Record list —
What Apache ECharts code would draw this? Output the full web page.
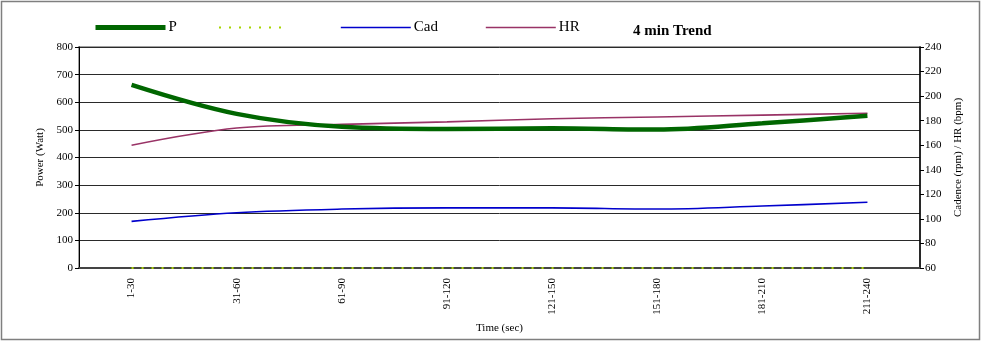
<!DOCTYPE html>
<html>
<head>
<meta charset="utf-8">
<script src="https://cdn.jsdelivr.net/npm/echarts@6/dist/echarts.min.js"></script>
<style>
  html, body { margin: 0; padding: 0; background: #fff; }
  #chart { width: 982px; height: 343px; }
</style>
</head>
<body>
<div id="chart"></div>
<script>
// Time buckets (seconds) for the 4 minute effort
const categories = ['1-30', '31-60', '61-90', '91-120', '121-150', '151-180', '181-210', '211-240'];
// Power in watts (left axis)
const power = [663, 558, 511, 503, 506, 501, 524, 551];
// Reference series on the power axis
const baseline = [0, 0, 0, 0, 0, 0, 0, 0];
// Cadence in rpm (right axis)
const cadence = [98, 105, 108, 109, 109, 108, 110.5, 113.5];
// Heart rate in bpm (right axis)
const heartRate = [160, 174, 177, 179, 181.5, 183, 184.5, 186];

const serif = '"Liberation Serif", "DejaVu Serif", serif';

const chart = echarts.init(document.getElementById('chart'));

function legendAt(name, left, lineWidth) {
  return {
    data: [name],
    left: left,
    top: 15,
    itemWidth: 70,
    itemHeight: 14,
    itemGap: 4,
    selectedMode: false,
    itemStyle: { opacity: 0 },
    lineStyle: { width: lineWidth },
    textStyle: { fontFamily: serif, fontSize: 15, color: '#000', padding: [0, 0, 0, -2] }
  };
}

chart.setOption({
  animation: false,
  backgroundColor: '#fff',
  title: {
    text: '4 min Trend',
    left: 628,
    top: 19,
    textStyle: { fontFamily: serif, fontSize: 15, fontWeight: 'bold', color: '#000' }
  },
  legend: [
    legendAt('P', 88, 5),
    legendAt(' ', 213, 2),
    legendAt('Cad', 335, 1.6),
    legendAt('HR', 480, 1.6)
  ],
  graphic: [{
    type: 'rect',
    shape: { x: 1.5, y: 1.5, width: 978, height: 338 },
    style: { fill: 'none', stroke: '#7f7f7f', lineWidth: 1.5 },
    silent: true
  }],
  grid: {
    left: 79, right: 62, top: 47, bottom: 75,
    show: true, borderColor: '#a0a0a0', borderWidth: 2
  },
  xAxis: {
    type: 'category',
    data: categories,
    boundaryGap: true,
    name: 'Time (sec)',
    nameLocation: 'middle',
    nameGap: 52,
    nameTextStyle: { fontFamily: serif, fontSize: 11, color: '#000' },
    axisLine: { lineStyle: { color: '#444', width: 2 } },
    axisTick: { show: false },
    axisLabel: { rotate: 90, fontFamily: serif, fontSize: 11, color: '#000', margin: 10 }
  },
  yAxis: [{
    type: 'value',
    min: 0, max: 800, interval: 100,
    name: 'Power (Watt)',
    nameLocation: 'middle',
    nameGap: 29,
    nameTextStyle: { fontFamily: serif, fontSize: 11, color: '#000' },
    axisLine: { show: true, lineStyle: { color: '#000', width: 1 } },
    axisTick: { show: true, length: 4, lineStyle: { color: '#000' } },
    axisLabel: { fontFamily: serif, fontSize: 11, color: '#000', margin: 6 },
    splitLine: { show: true, lineStyle: { color: '#2a2a2a', width: 1 } }
  }, {
    type: 'value',
    position: 'right',
    min: 60, max: 240, interval: 20,
    name: 'Cadence (rpm) / HR (bpm)',
    nameLocation: 'middle',
    nameGap: 33,
    nameRotate: 90,
    nameTextStyle: { fontFamily: serif, fontSize: 11, color: '#000' },
    axisLine: { show: true, lineStyle: { color: '#000', width: 1.5 } },
    axisTick: { show: true, length: 4, lineStyle: { color: '#000' } },
    axisLabel: { fontFamily: serif, fontSize: 11, color: '#000', margin: 5 },
    splitLine: { show: false }
  }],
  series: [{
    name: 'P',
    type: 'line',
    data: power,
    yAxisIndex: 0,
    smooth: 0.35,
    symbol: 'none',
    lineStyle: { color: '#006600', width: 4.5 },
    itemStyle: { color: '#006600' },
    z: 5
  }, {
    name: ' ',
    type: 'line',
    data: baseline,
    yAxisIndex: 0,
    symbol: 'none',
    lineStyle: { color: '#a8d400', width: 2, type: [2, 8] },
    itemStyle: { color: '#a8d400' },
    z: 6
  }, {
    name: 'Cad',
    type: 'line',
    data: cadence,
    yAxisIndex: 1,
    smooth: 0.35,
    symbol: 'none',
    lineStyle: { color: '#0000cc', width: 1.6 },
    itemStyle: { color: '#0000cc' },
    z: 4
  }, {
    name: 'HR',
    type: 'line',
    data: heartRate,
    yAxisIndex: 1,
    smooth: 0.35,
    symbol: 'none',
    lineStyle: { color: '#993366', width: 1.6 },
    itemStyle: { color: '#993366' },
    z: 4
  }]
});
</script>
</body>
</html>
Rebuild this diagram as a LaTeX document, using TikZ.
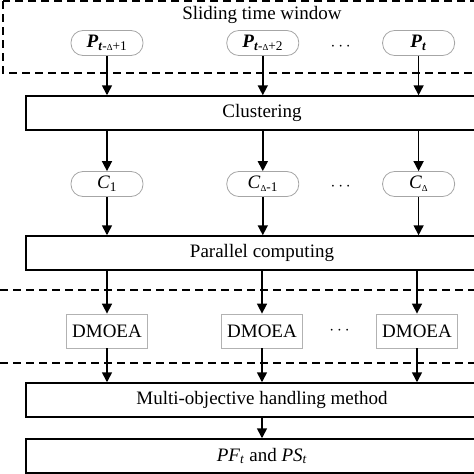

Instructions to follow — Write the records out once more, exactly as they appear, with no pictures.

Correct response —
What Apache ECharts code would draw this? Output the full web page.
<!DOCTYPE html>
<html>
<head>
<meta charset="utf-8">
<script src="https://cdn.jsdelivr.net/npm/echarts@6/dist/echarts.min.js"></script>
<style>
  html, body { margin: 0; padding: 0; background: #fff; }
  #chart { width: 982px; height: 343px; }
</style>
</head>
<body>
<div id="chart"></div>
<script>
// Time buckets (seconds) for the 4 minute effort
const categories = ['1-30', '31-60', '61-90', '91-120', '121-150', '151-180', '181-210', '211-240'];
// Power in watts (left axis)
const power = [663, 558, 511, 503, 506, 501, 524, 551];
// Reference series on the power axis
const baseline = [0, 0, 0, 0, 0, 0, 0, 0];
// Cadence in rpm (right axis)
const cadence = [98, 105, 108, 109, 109, 108, 110.5, 113.5];
// Heart rate in bpm (right axis)
const heartRate = [160, 174, 177, 179, 181.5, 183, 184.5, 186];

const serif = '"Liberation Serif", "DejaVu Serif", serif';

const chart = echarts.init(document.getElementById('chart'));

function legendAt(name, left, lineWidth) {
  return {
    data: [name],
    left: left,
    top: 15,
    itemWidth: 70,
    itemHeight: 14,
    itemGap: 4,
    selectedMode: false,
    itemStyle: { opacity: 0 },
    lineStyle: { width: lineWidth },
    textStyle: { fontFamily: serif, fontSize: 15, color: '#000', padding: [0, 0, 0, -2] }
  };
}

chart.setOption({
  animation: false,
  backgroundColor: '#fff',
  title: {
    text: '4 min Trend',
    left: 628,
    top: 19,
    textStyle: { fontFamily: serif, fontSize: 15, fontWeight: 'bold', color: '#000' }
  },
  legend: [
    legendAt('P', 88, 5),
    legendAt(' ', 213, 2),
    legendAt('Cad', 335, 1.6),
    legendAt('HR', 480, 1.6)
  ],
  graphic: [{
    type: 'rect',
    shape: { x: 1.5, y: 1.5, width: 978, height: 338 },
    style: { fill: 'none', stroke: '#7f7f7f', lineWidth: 1.5 },
    silent: true
  }],
  grid: {
    left: 79, right: 62, top: 47, bottom: 75,
    show: true, borderColor: '#a0a0a0', borderWidth: 2
  },
  xAxis: {
    type: 'category',
    data: categories,
    boundaryGap: true,
    name: 'Time (sec)',
    nameLocation: 'middle',
    nameGap: 52,
    nameTextStyle: { fontFamily: serif, fontSize: 11, color: '#000' },
    axisLine: { lineStyle: { color: '#444', width: 2 } },
    axisTick: { show: false },
    axisLabel: { rotate: 90, fontFamily: serif, fontSize: 11, color: '#000', margin: 10 }
  },
  yAxis: [{
    type: 'value',
    min: 0, max: 800, interval: 100,
    name: 'Power (Watt)',
    nameLocation: 'middle',
    nameGap: 29,
    nameTextStyle: { fontFamily: serif, fontSize: 11, color: '#000' },
    axisLine: { show: true, lineStyle: { color: '#000', width: 1 } },
    axisTick: { show: true, length: 4, lineStyle: { color: '#000' } },
    axisLabel: { fontFamily: serif, fontSize: 11, color: '#000', margin: 6 },
    splitLine: { show: true, lineStyle: { color: '#2a2a2a', width: 1 } }
  }, {
    type: 'value',
    position: 'right',
    min: 60, max: 240, interval: 20,
    name: 'Cadence (rpm) / HR (bpm)',
    nameLocation: 'middle',
    nameGap: 33,
    nameRotate: 90,
    nameTextStyle: { fontFamily: serif, fontSize: 11, color: '#000' },
    axisLine: { show: true, lineStyle: { color: '#000', width: 1.5 } },
    axisTick: { show: true, length: 4, lineStyle: { color: '#000' } },
    axisLabel: { fontFamily: serif, fontSize: 11, color: '#000', margin: 5 },
    splitLine: { show: false }
  }],
  series: [{
    name: 'P',
    type: 'line',
    data: power,
    yAxisIndex: 0,
    smooth: 0.35,
    symbol: 'none',
    lineStyle: { color: '#006600', width: 4.5 },
    itemStyle: { color: '#006600' },
    z: 5
  }, {
    name: ' ',
    type: 'line',
    data: baseline,
    yAxisIndex: 0,
    symbol: 'none',
    lineStyle: { color: '#a8d400', width: 2, type: [2, 8] },
    itemStyle: { color: '#a8d400' },
    z: 6
  }, {
    name: 'Cad',
    type: 'line',
    data: cadence,
    yAxisIndex: 1,
    smooth: 0.35,
    symbol: 'none',
    lineStyle: { color: '#0000cc', width: 1.6 },
    itemStyle: { color: '#0000cc' },
    z: 4
  }, {
    name: 'HR',
    type: 'line',
    data: heartRate,
    yAxisIndex: 1,
    smooth: 0.35,
    symbol: 'none',
    lineStyle: { color: '#993366', width: 1.6 },
    itemStyle: { color: '#993366' },
    z: 4
  }]
});
</script>
</body>
</html>
Rebuild this diagram as a LaTeX document, using TikZ.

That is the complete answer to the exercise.